Short exercise:
Repeat, exactly and completely, the material that follows. Omit the pictures.

Provided material:
[Start]
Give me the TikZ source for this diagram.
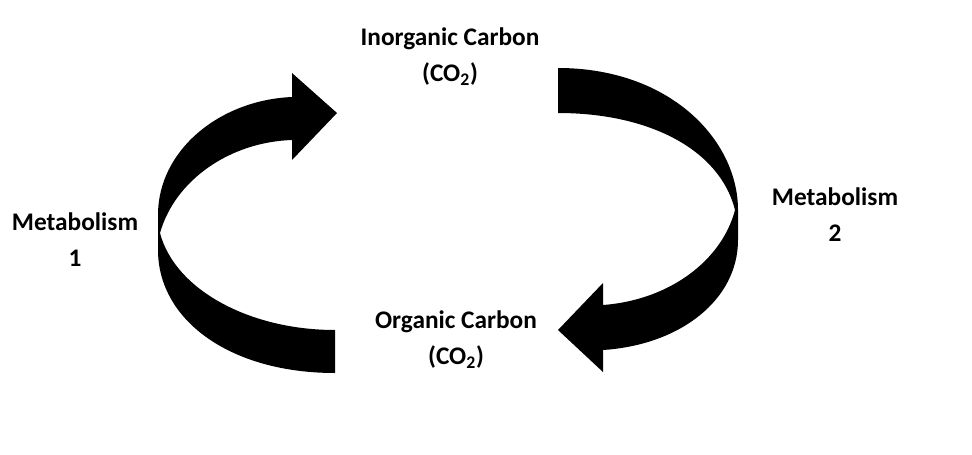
\documentclass[tikz,border=0pt]{standalone}
\usepackage{fontspec}
\setmainfont{Carlito}
\begin{document}
\begin{tikzpicture}[x=0.75pt,y=-0.75pt,
  lbl/.style={font=\bfseries\fontsize{19}{27}\selectfont,align=center,inner sep=0pt},
  arr/.style={fill=black,draw=none}]
\useasboundingbox (0,0) rectangle (972,454);
\fill[arr] (335,373) .. controls (230,373) and (158,320) .. (158,250) -- (158,215)
  .. controls (158,150) and (220,100) .. (292,97) -- (292,73) -- (337,113) -- (292,160) -- (292,140)
  .. controls (230,142) and (175,180) .. (160,233)
  .. controls (175,290) and (250,330) .. (335,330) -- cycle;
\fill[arr] (558,68) .. controls (670,68) and (738,140) .. (738,210) -- (738,240)
  .. controls (738,300) and (680,345) .. (603,350) -- (603,372) -- (558,330) -- (603,283) -- (603,305)
  .. controls (670,300) and (722,260) .. (735,210)
  .. controls (720,150) and (650,113) .. (558,113) -- cycle;
\node[lbl] (inorg) at (450,57) {Inorganic Carbon\\(CO\textsubscript{2})};
\node[lbl] (org) at (456,340) {Organic Carbon\\(CO\textsubscript{2})};
\node[lbl] (m1) at (75,240) {Metabolism\\1};
\node[lbl] (m2) at (835,215) {Metabolism\\2};
\end{tikzpicture}
\end{document}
[End]
The output:
Give me the TikZ source for this diagram.
\documentclass[tikz,border=0pt]{standalone}
\usepackage{fontspec}
\setmainfont{Carlito}
\begin{document}
\begin{tikzpicture}[x=0.75pt,y=-0.75pt,
  lbl/.style={font=\bfseries\fontsize{19}{27}\selectfont,align=center,inner sep=0pt},
  arr/.style={fill=black,draw=none}]
\useasboundingbox (0,0) rectangle (972,454);
\fill[arr] (335,373) .. controls (230,373) and (158,320) .. (158,250) -- (158,215)
  .. controls (158,150) and (220,100) .. (292,97) -- (292,73) -- (337,113) -- (292,160) -- (292,140)
  .. controls (230,142) and (175,180) .. (160,233)
  .. controls (175,290) and (250,330) .. (335,330) -- cycle;
\fill[arr] (558,68) .. controls (670,68) and (738,140) .. (738,210) -- (738,240)
  .. controls (738,300) and (680,345) .. (603,350) -- (603,372) -- (558,330) -- (603,283) -- (603,305)
  .. controls (670,300) and (722,260) .. (735,210)
  .. controls (720,150) and (650,113) .. (558,113) -- cycle;
\node[lbl] (inorg) at (450,57) {Inorganic Carbon\\(CO\textsubscript{2})};
\node[lbl] (org) at (456,340) {Organic Carbon\\(CO\textsubscript{2})};
\node[lbl] (m1) at (75,240) {Metabolism\\1};
\node[lbl] (m2) at (835,215) {Metabolism\\2};
\end{tikzpicture}
\end{document}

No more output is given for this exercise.